1. First, I remember that the equation of a circle looks like `(x - h)^2 + (y - k)^2 = r^2`. Here, `(h, k)` is the center of the circle, and `r` is its radius.
2. The problem tells me the center is `(7, -2)`. So, `h = 7` and `k = -2`. I can put these into the equation right away: `(x - 7)^2 + (y - (-2))^2 = r^2`. This simplifies to `(x - 7)^2 + (y + 2)^2 = r^2`.
3. Next, I need to figure out `r^2` (the radius squared). The problem says the circle goes through the point `(-10, 0)`. This means the distance from the center `(7, -2)` to this point `(-10, 0)` is exactly the radius `r`.
4. To find `r^2`, I can think of the horizontal and vertical distances between the center and the point.
* The horizontal distance (how much x-changes) is `|-10 - 7| = |-17| = 17`.
* The vertical distance (how much y-changes) is `|0 - (-2)| = |2| = 2`.
5. Now, I can use the Pythagorean theorem (like finding the long side of a right triangle) to find `r^2`: `r^2 = (horizontal distance)^2 + (vertical distance)^2`.
* `r^2 = (17)^2 + (2)^2`
* `r^2 = 289 + 4`
* `r^2 = 293`
6. Finally, I put the value of `r^2` back into my circle equation: `(x - 7)^2 + (y + 2)^2 = 293`.

Alternative answer

Answer: (x - 7)^2 + (y + 2)^2 = 293 Explain
This is a question about the equation of a circle . The solving step is:

First, I remember that the standard equation of a circle is (x - h)^2 + (y - k)^2 = r^2, where (h, k) is the center of the circle and r is the radius.

The problem tells me the center of the circle is (7, -2). So, I know h = 7 and k = -2. I can put these into the equation right away:
(x - 7)^2 + (y - (-2))^2 = r^2
Which simplifies to:
(x - 7)^2 + (y + 2)^2 = r^2

Next, I need to find r^2 (the radius squared).
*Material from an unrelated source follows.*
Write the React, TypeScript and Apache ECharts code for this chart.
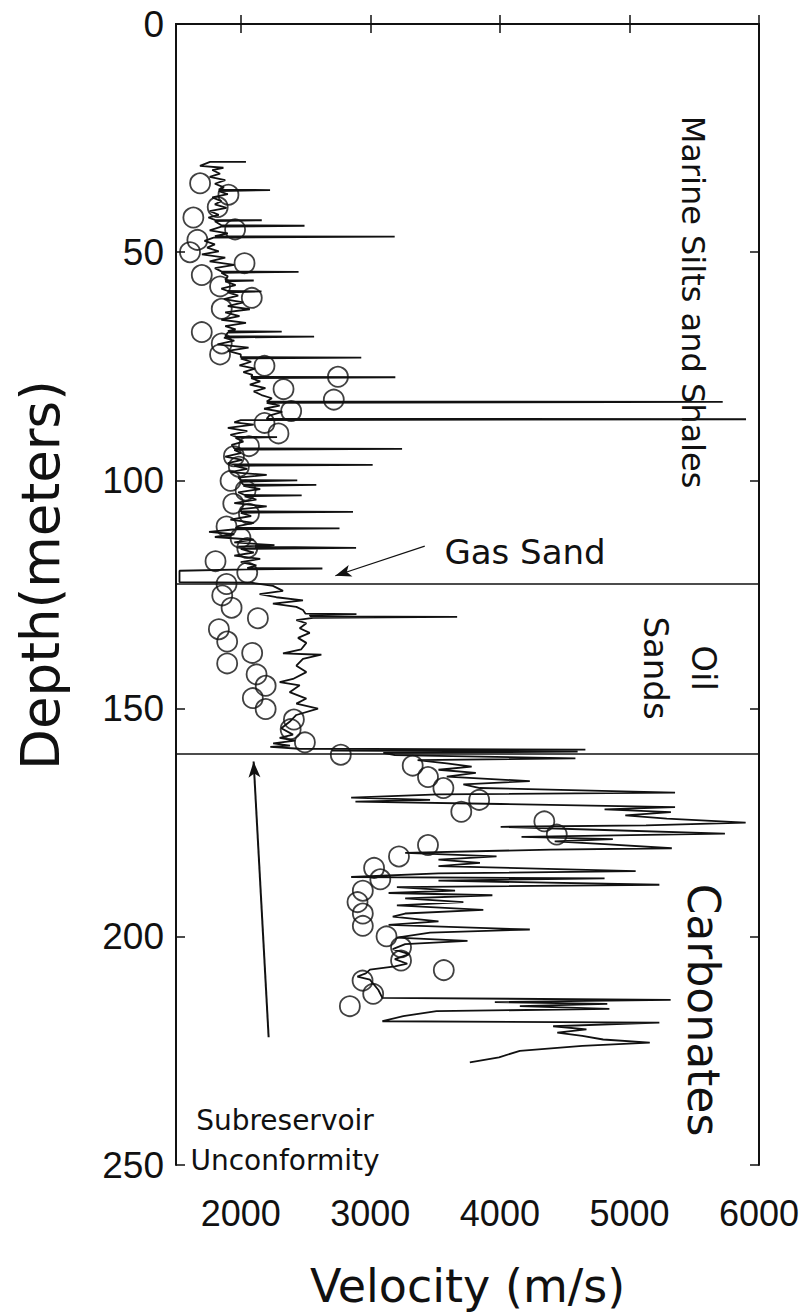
import React, { useEffect, useRef } from "react";
import * as echarts from "echarts";

// Sonic log: depth (m) and velocity (m/s), in depth order
const logDepth = [
  30.2, 30.2, 31.1, 31.5, 32.0, 32.8, 33.5, 34.2, 35.0, 35.8, 36.3, 36.4, 36.6, 37.3, 38.0, 38.8, 39.5, 40.3, 41.0, 41.8,
  42.4, 42.9, 43.0, 43.2, 44.1, 44.2, 44.4, 45.2, 45.9, 46.5, 46.6, 46.8, 47.5, 48.3, 49.0, 49.8, 50.5, 51.2, 52.0, 52.8,
  53.5, 54.2, 54.3, 54.5, 55.3, 56.1, 56.2, 56.4, 57.2, 58.0, 58.5, 58.6, 58.8, 59.5, 60.3, 61.0, 61.8, 62.5, 63.2, 64.0,
  64.8, 65.5, 66.2, 66.9, 67.3, 67.4, 67.6, 68.4, 68.5, 68.7, 69.4, 70.2, 70.9, 71.6, 72.4, 73.0, 73.1, 73.3, 74.0, 74.8,
  75.5, 76.3, 76.9, 77.3, 77.4, 77.6, 78.3, 79.0, 79.8, 80.5, 81.3, 82.0, 82.7, 82.8, 83.0, 83.6, 84.3, 85.0, 85.8, 86.5,
  86.6, 86.8, 87.3, 87.8, 88.5, 89.2, 90.0, 90.4, 90.5, 90.7, 91.5, 92.2, 93.0, 93.1, 93.3, 94.0, 94.8, 95.5, 96.2, 96.5,
  96.6, 96.8, 97.5, 98.2, 98.8, 99.4, 99.9, 100.0, 100.3, 100.9, 101.0, 101.2, 101.9, 102.6, 103.2, 103.3, 103.5, 104.2, 105.0, 105.7,
  106.3, 106.8, 106.9, 107.1, 107.8, 108.6, 109.3, 110.0, 110.4, 110.5, 110.7, 111.3, 111.8, 112.4, 113.0, 113.6, 114.2, 114.5, 114.8, 115.0,
  115.8, 116.5, 117.2, 117.9, 118.6, 119.2, 119.3, 119.5, 119.8, 122.3, 122.4, 123.1, 124.2, 124.9, 125.6, 126.3, 127.0, 127.7, 128.4, 129.2,
  129.3, 129.5, 129.8, 129.9, 130.1, 130.6, 131.3, 132.4, 133.4, 134.5, 135.6, 137.0, 137.9, 138.2, 139.1, 140.6, 142.0, 143.5, 144.2, 144.9,
  146.4, 147.8, 148.9, 150.0, 151.4, 152.9, 154.3, 155.7, 156.4, 157.0, 157.6, 158.1, 158.4, 158.8, 159.0, 159.2, 159.4, 159.7, 160.2, 160.9,
  161.3, 162.0, 162.7, 163.4, 164.1, 164.9, 165.9, 166.6, 167.4, 168.4, 168.8, 169.5, 170.0, 170.4, 170.9, 171.6, 172.1, 172.7, 173.4, 174.1,
  175.0, 175.6, 175.9, 176.6, 177.4, 178.1, 178.6, 179.1, 179.7, 180.6, 180.9, 181.6, 182.4, 183.1, 183.8, 184.5, 185.6, 186.1, 186.9, 187.2,
  187.7, 188.6, 189.1, 189.9, 190.4, 190.9, 191.6, 192.4, 193.1, 194.1, 194.9, 195.6, 196.6, 197.4, 198.4, 199.1, 200.2, 200.9, 201.6, 202.7,
  203.8, 204.9, 205.9, 206.5, 207.2, 208.0, 208.7, 209.4, 211.6, 213.4, 213.8, 214.3, 214.7, 215.2, 215.8, 216.3, 217.4, 218.5, 218.8, 219.6,
  220.3, 221.0, 221.7, 222.5, 223.2, 223.9, 225.0, 226.4, 227.5,
];
const logVelocity = [
  2040, 1763, 1685, 1866, 1780, 1840, 1760, 1880, 1800, 1870, 1830, 2226, 1830, 1900, 1780, 1850, 1800, 1890, 1760, 1830,
  1750, 1800, 2162, 1800, 1850, 2492, 1850, 1760, 1900, 1800, 3188, 1790, 1720, 1800, 1740, 1830, 1700, 1880, 1760, 1950,
  1800, 1850, 2446, 1850, 1900, 1880, 2100, 1880, 1960, 1850, 1900, 2160, 1900, 1980, 1870, 2020, 1900, 2070, 1880, 1990,
  1850, 2040, 1880, 1960, 1900, 2316, 1900, 1880, 2566, 1870, 1950, 1820, 2060, 1900, 2000, 2000, 2930, 2000, 2080, 1990,
  2110, 2020, 2090, 2080, 3193, 2080, 2150, 2070, 2190, 2100, 2160, 2240, 2200, 5720, 2200, 2300, 2180, 2320, 2220, 2200,
  5900, 2000, 1950, 2100, 1900, 2050, 1920, 1960, 2280, 1960, 2020, 1930, 1950, 3245, 1950, 2000, 1880, 2010, 1900, 1950,
  3018, 1950, 2050, 1920, 2200, 1980, 2000, 2436, 2000, 2020, 2583, 2020, 2150, 1980, 2030, 2470, 2030, 2120, 1950, 2200,
  2000, 2000, 2866, 2000, 2080, 1920, 2100, 1980, 1960, 2762, 1960, 1755, 1950, 1800, 2100, 1950, 2260, 1980, 2890, 2000,
  2100, 1950, 2150, 2000, 2120, 2050, 2630, 2050, 1527, 1527, 2080, 2248, 2326, 2145, 2274, 2480, 2248, 2429, 2480, 2500,
  2893, 2532, 2540, 3670, 2558, 2429, 2506, 2455, 2532, 2442, 2506, 2467, 2326, 2622, 2480, 2429, 2506, 2403, 2300, 2455,
  2377, 2506, 2429, 2596, 2429, 2377, 2313, 2403, 2300, 2420, 2250, 2380, 2228, 2450, 4660, 2700, 4600, 3100, 3189, 4583,
  3365, 3590, 3782, 3526, 3814, 3590, 4231, 3718, 3846, 5352, 3526, 2852, 3461, 2885, 4006, 5352, 4808, 5320, 4968, 5288,
  5897, 5128, 4006, 4808, 5737, 4167, 4872, 4423, 4808, 5327, 4391, 3269, 3974, 3526, 3846, 3526, 5048, 3526, 2852, 4808,
  3526, 5231, 3205, 3654, 3141, 3942, 3269, 3718, 3205, 3872, 3269, 3173, 3526, 3141, 4231, 3461, 3205, 3750, 3269, 3173,
  3301, 3189, 3285, 3190, 2997, 2965, 2900, 2997, 3061, 3093, 5318, 3961, 4829, 4154, 4845, 3511, 3254, 3093, 5231, 4411,
  4668, 4443, 4636, 4797, 5157, 4636, 4154, 3993, 3768,
];

// Check-shot / sample velocities (open circles)
const sampleDepth = [
  34.9, 37.4, 40.1, 42.4, 45.0, 47.3, 50.0, 52.4, 55.0, 57.5, 60.0, 62.4, 67.5, 70.0, 72.4, 74.9, 77.3, 80.0, 82.3, 84.8,
  87.4, 89.7, 92.5, 94.7, 97.0, 100.1, 102.2, 105.1, 107.3, 110.1, 112.6, 114.8, 117.7, 120.2, 122.7, 125.2, 127.9, 130.2, 132.6, 135.3,
  137.8, 140.1, 142.5, 145.0, 147.7, 150.1, 152.4, 154.5, 157.4, 160.1, 162.5, 165.0, 167.4, 170.0, 172.6, 174.7, 177.6, 179.9, 182.4, 184.9,
  187.4, 189.9, 192.4, 194.9, 197.6, 199.9, 202.3, 205.2, 207.3, 209.6, 212.5, 215.2,
];
const sampleVelocity = [
  1686, 1905, 1822, 1634, 1956, 1665, 1608, 2029, 1699, 1840, 2085, 1853, 1699, 1853, 1840, 2183, 2750, 2330, 2718, 2389,
  2183, 2291, 2063, 1947, 1985, 1921, 2037, 1942, 2063, 1890, 1998, 2050, 1805, 2050, 1890, 1857, 1929, 2132, 1831, 1895,
  2088, 1895, 2122, 2192, 2093, 2192, 2410, 2385, 2495, 2772, 3327, 3445, 3564, 3840, 3702, 4343, 4439, 3445, 3221, 3029,
  3077, 2942, 2901, 2942, 2942, 3125, 3237, 3237, 3567, 2940, 3022, 2842,
];

const xTickValues = [2000, 3000, 4000, 5000, 6000];
const zoneBoundaries = [122.6, 160];
// arrows: [fromVelocity, fromDepth, toVelocity, toDepth]
const gasArrow = [3420, 114.4, 2730, 120.9];
const unconformityArrow = [2215, 222, 2099, 161.6];

const FONT = "DejaVu Sans";
const TICK_FONT = "Liberation Sans";

export default function App() {
  const ref = useRef<HTMLDivElement>(null);
  useEffect(() => {
    if (!ref.current) return;
    const chart = echarts.init(ref.current, null, { renderer: "svg" });
    const logData = logDepth.map((d, i) => [logVelocity[i], d]);
    const sampleData = sampleDepth.map((d, i) => [sampleVelocity[i], d]);
    const axisLine = { show: true, lineStyle: { color: "#111", width: 2 } };
    const tick = { inside: true, length: 9, lineStyle: { color: "#111", width: 1.5 } };
    chart.setOption({
      animation: false,
      backgroundColor: "#fff",
      grid: { left: 176, right: 52, top: 24, bottom: 130 },
      xAxis: [
        {
          type: "value",
          min: 1500,
          max: 6000,
          position: "bottom",
          axisLine,
          splitLine: { show: false },
          axisTick: { ...tick, customValues: xTickValues },
          axisLabel: {
            customValues: xTickValues,
            formatter: (v: number) => String(v),
            margin: 30,
            fontSize: 36,
            color: "#111",
            fontFamily: TICK_FONT,
          },
          name: "Velocity (m/s)",
          nameLocation: "middle",
          nameGap: 98,
          nameTextStyle: { fontSize: 46, color: "#111", fontFamily: FONT },
        },
        {
          type: "value",
          min: 1500,
          max: 6000,
          position: "top",
          axisLine,
          splitLine: { show: false },
          axisTick: { ...tick, customValues: xTickValues },
          axisLabel: { show: false },
        },
      ],
      yAxis: [
        {
          type: "value",
          inverse: true,
          min: 0,
          max: 250,
          interval: 50,
          position: "left",
          axisLine,
          splitLine: { show: false },
          axisTick: tick,
          axisLabel: { margin: 12, fontSize: 37, color: "#111", fontFamily: TICK_FONT },
        },
        {
          type: "value",
          inverse: true,
          min: 0,
          max: 250,
          interval: 50,
          position: "right",
          axisLine,
          splitLine: { show: false },
          axisTick: tick,
          axisLabel: { show: false },
        },
      ],
      series: [
        {
          type: "line",
          data: logData,
          showSymbol: false,
          symbol: "none",
          lineStyle: { color: "#111", width: 1.8 },
          z: 2,
          markLine: {
            silent: true,
            symbol: "none",
            label: { show: false },
            lineStyle: { color: "#111", width: 1.6, type: "solid" },
            data: zoneBoundaries.map((d) => ({ yAxis: d })),
          },
        },
        {
          type: "scatter",
          data: sampleData,
          symbol: "circle",
          symbolSize: 20,
          itemStyle: { color: "rgba(0,0,0,0)", borderColor: "#111", borderWidth: 1.8 },
          z: 3,
        },
        {
          type: "line",
          data: [],
          markLine: {
            silent: true,
            symbol: ["none", "arrow"],
            symbolSize: [9, 16],
            label: { show: false },
            lineStyle: { color: "#111", width: 1.2, type: "solid" },
            data: [
              [{ coord: [gasArrow[0], gasArrow[1]] }, { coord: [gasArrow[2], gasArrow[3]] }],
              [
                { coord: [unconformityArrow[0], unconformityArrow[1]], lineStyle: { width: 2 } },
                { coord: [unconformityArrow[2], unconformityArrow[3]] },
              ],
            ],
          },
        },
      ],
      graphic: [
        {
          type: "text",
          x: 40,
          y: 575,
          rotation: Math.PI / 2,
          style: { text: "Depth(meters)", fontSize: 53, fontFamily: FONT, fill: "#111", align: "center", verticalAlign: "middle" },
        },
        {
          type: "text",
          x: 693,
          y: 302,
          rotation: -Math.PI / 2,
          style: { text: "Marine Silts and Shales", fontSize: 32, fontFamily: FONT, fill: "#111", align: "center", verticalAlign: "middle" },
        },
        {
          type: "text",
          x: 525,
          y: 552,
          style: { text: "Gas Sand", fontSize: 34, fontFamily: FONT, fill: "#111", align: "center", verticalAlign: "middle" },
        },
        {
          type: "text",
          x: 680,
          y: 668,
          rotation: -Math.PI / 2,
          style: { text: "Oil\nSands", fontSize: 34, lineHeight: 48, fontFamily: FONT, fill: "#111", align: "center", verticalAlign: "middle" },
        },
        {
          type: "text",
          x: 703,
          y: 1010,
          rotation: -Math.PI / 2,
          style: { text: "Carbonates", fontSize: 44, fontFamily: FONT, fill: "#111", align: "center", verticalAlign: "middle" },
        },
        {
          type: "text",
          x: 285,
          y: 1140,
          style: { text: "Subreservoir\nUnconformity", fontSize: 28, lineHeight: 40, fontFamily: FONT, fill: "#111", align: "center", verticalAlign: "middle" },
        },
      ],
    });
    return () => chart.dispose();
  }, []);
  return <div ref={ref} style={{ position: "absolute", left: 0, top: 0, width: 811, height: 1314 }} />;
}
The problem also tells me that the circle passes through the point (-10, 0). This means that if I plug in x = -10 and y = 0 into my equation, it should be true. I can use these values to find r^2.

Let's plug in x = -10 and y = 0 into the equation:
(-10 - 7)^2 + (0 + 2)^2 = r^2

Now, I just do the math:
(-17)^2 + (2)^2 = r^2
289 + 4 = r^2
293 = r^2

So, I found that r^2 is 293.

Finally, I put the value of r^2 back into the circle's equation:
(x - 7)^2 + (y + 2)^2 = 293

And that's the equation of the circle!